A lot of people seem to overlook whats built into Windows, Performance Monitor. If you haven't used this, and your on an XP or windows server machine, go to the run command and type PERFMON. This is an excellent tool for monitoring CPU, Memory and other key areas of a server (or desktop if you think you have client issues) The HELP documentation there even has a good overview of measuring for performance and best practices. Even when we are using Loadrunner, which has fantastic monitor tools and reports, we often use Perfmon as well. It's a great quick way to quickly capture data that can later be loaded into a spreadsheet, graphed, analyzed, etc. (if your using Linux or something else, I am not familiar with what's available, but there might be similar tools built right into the server)
Careful on analyzing and reporting results:
Once you have some results captured, such as individual transaction times, CPU and memory spikes, page faults, average response times to the user front end, etc, you'll have to play with your data to make sure you collect and present it in a useful way. Don't just look at averages, look at things like standard deviation which is the difference between the mean and the max for each datapoint. You might find that when you get to a certain point in the load the average response time seems to be growing in a nice smooth curve, but if you factor in the standard deviation, you may see huge spikes of standard deviation that come into play at a certain load level, or with a certain type of activity, which could indicate more of your users are experiencing unaccaptable response, or some other negative effect is occuring elsewhere. I've found loading transaction times into Excel and mapping them to a scattergraph is a great way to see the effect of standard deviation. Be careful of simplifying overall averages. One great article I read recently reminded that I could put one of your feet into a bucket of cold 0 celsius water, and the other in a bucket of scalding 150 degree celsius water, and tell you that you are averaging out to a comfortable 75 degrees. Watch for this in your averages where you might have a certain number of extremes in the response times that can mislead everyone if you present the number as an overall average.

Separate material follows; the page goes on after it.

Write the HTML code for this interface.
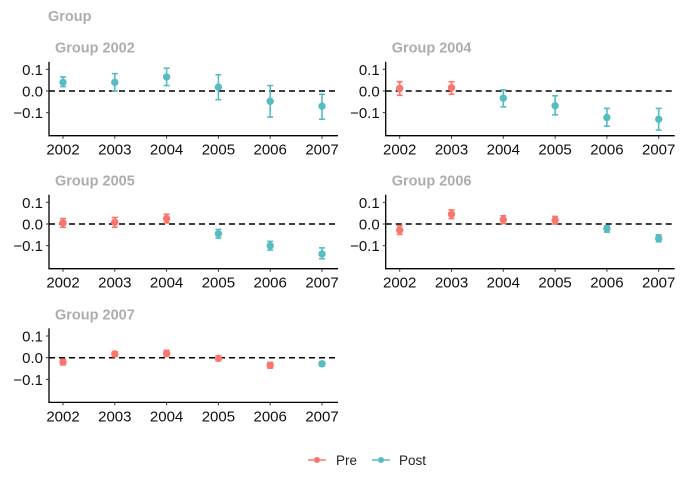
<!DOCTYPE html>
<html><head><meta charset="utf-8"><style>
body{margin:0;background:#fff;}
svg text{font-family:"Liberation Sans",Arial,sans-serif;}
</style></head><body>
<svg id="c" width="685" height="489" xmlns="http://www.w3.org/2000/svg">
<text x="48" y="21" font-size="14.5" font-weight="bold" fill="#adadad">Group</text>
<g id="legend">
 <g>
  <line x1="308" y1="460" x2="326" y2="460" stroke="#F8766D" stroke-width="1.5"/>
  <circle cx="317" cy="460" r="3" fill="#F8766D"/>
  <text x="336" y="465" font-size="13.5" fill="#222">Pre</text>
 </g>
 <g>
  <line x1="372" y1="460" x2="390" y2="460" stroke="#56BCC2" stroke-width="1.5"/>
  <circle cx="381" cy="460" r="3" fill="#56BCC2"/>
  <text x="399" y="465" font-size="13.5" fill="#222">Post</text>
 </g>
</g>
</svg>
<script>
const years=[2002,2003,2004,2005,2006,2007];
const groups=["Group 2002","Group 2004","Group 2005","Group 2006","Group 2007"];
const groupYears=[2002,2004,2005,2006,2007];
const est2002=[0.04,0.04,0.065,0.018,-0.047,-0.07];
const lo2002=[0.02,0.0,0.025,-0.04,-0.12,-0.13];
const hi2002=[0.065,0.08,0.105,0.075,0.025,-0.015];
const est2004=[0.012,0.015,-0.033,-0.068,-0.122,-0.13];
const lo2004=[-0.02,-0.015,-0.073,-0.11,-0.162,-0.18];
const hi2004=[0.043,0.043,0.005,-0.022,-0.08,-0.08];
const est2005=[0.005,0.008,0.025,-0.045,-0.1,-0.138];
const lo2005=[-0.015,-0.015,0.005,-0.065,-0.12,-0.16];
const hi2005=[0.025,0.03,0.045,-0.025,-0.08,-0.11];
const est2006=[-0.028,0.045,0.02,0.018,-0.022,-0.066];
const lo2006=[-0.048,0.025,0.002,0.0,-0.038,-0.082];
const hi2006=[-0.008,0.065,0.038,0.035,-0.008,-0.05];
const est2007=[-0.02,0.017,0.02,-0.003,-0.035,-0.028];
const lo2007=[-0.033,0.005,0.006,-0.014,-0.048,-0.038];
const hi2007=[-0.007,0.028,0.034,0.008,-0.022,-0.018];
const yTicks=[0.1,0.0,-0.1];
const yTickLabels=["0.1","0.0","\u22120.1"];
const ests=[est2002,est2004,est2005,est2006,est2007];
const los=[lo2002,lo2004,lo2005,lo2006,lo2007];
const his=[hi2002,hi2004,hi2005,hi2006,hi2007];

const NS="http://www.w3.org/2000/svg";
const svg=document.getElementById('c');
function mk(t,a,p){const e=document.createElementNS(NS,t);for(const k in a)e.setAttribute(k,a[k]);(p||svg).appendChild(e);return e;}
const colX=[49,385.7], rowZero=[91,224,357.7];
const PRE="#F8766D", POST="#56BCC2";
groups.forEach((g,gi)=>{
  const ax=colX[gi%2], z=rowZero[Math.floor(gi/2)];
  const yS=v=>z-v*217, xS=i=>ax+14+i*51.8;
  const top=z-29.3, bot=z+44.7, right=ax+289;
  const grp=mk('g',{});
  
  
  const t=mk('text',{x:ax+6,y:top-9,'font-size':14.5,'font-weight':'bold',fill:'#adadad'},grp);
  t.textContent=g;
  
  
  const axl=mk('path',{d:`M${ax},${top}V${bot}H${right}`,stroke:'#000','stroke-width':1.3,fill:'none'},grp);
  
  
  yTicks.forEach((v,i)=>{
    mk('line',{x1:ax-3,x2:ax,y1:yS(v),y2:yS(v),stroke:'#333'},grp);
    const l=mk('text',{x:ax-6,y:yS(v)+5.5,'font-size':15,'text-anchor':'end',fill:'#111'},grp);
    l.textContent=yTickLabels[i];
    
    
  });
  years.forEach((y,i)=>{
    mk('line',{x1:xS(i),x2:xS(i),y1:bot,y2:bot+3,stroke:'#333'},grp);
    const l=mk('text',{x:xS(i),y:bot+19,'font-size':15,'text-anchor':'middle',fill:'#111'},grp);
    l.textContent=y;
    
    
  });
  const zl=mk('line',{x1:ax,x2:right,y1:yS(0),y2:yS(0),stroke:'#000','stroke-width':1.5,'stroke-dasharray':'6,4'},grp);
  
  
  years.forEach((y,i)=>{
    const col=y<groupYears[gi]?PRE:POST;
    const x=xS(i), lo=yS(los[gi][i]), hi=yS(his[gi][i]);
    const eg=mk('g',{stroke:col,'stroke-width':1.6},grp);
    
    
    mk('line',{x1:x,x2:x,y1:lo,y2:hi},eg);
    mk('line',{x1:x-3,x2:x+3,y1:lo,y2:lo},eg);
    mk('line',{x1:x-3,x2:x+3,y1:hi,y2:hi},eg);
    const p=mk('circle',{cx:x,cy:yS(ests[gi][i]),r:3.7,fill:col},grp);
    
    
  });
});
</script>
</body></html>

Good luck. Sorry if that’s a bit unfocused, but you said you were just getting started and looking for comments. If you have any more specific questions or problems I would be happy to give some more specific answers.
Re: Not sure where to start!
I don't know what phil got from your article but i found it really helpful. The part on the std devn is worth thinking upon.
Even i am new to perf testing and such knowledge is like finding a gold coin. I am struggling to understand the graph outputs from the opensta tests, and any further assistance in interpretation of results will be the rest of the gold treasure.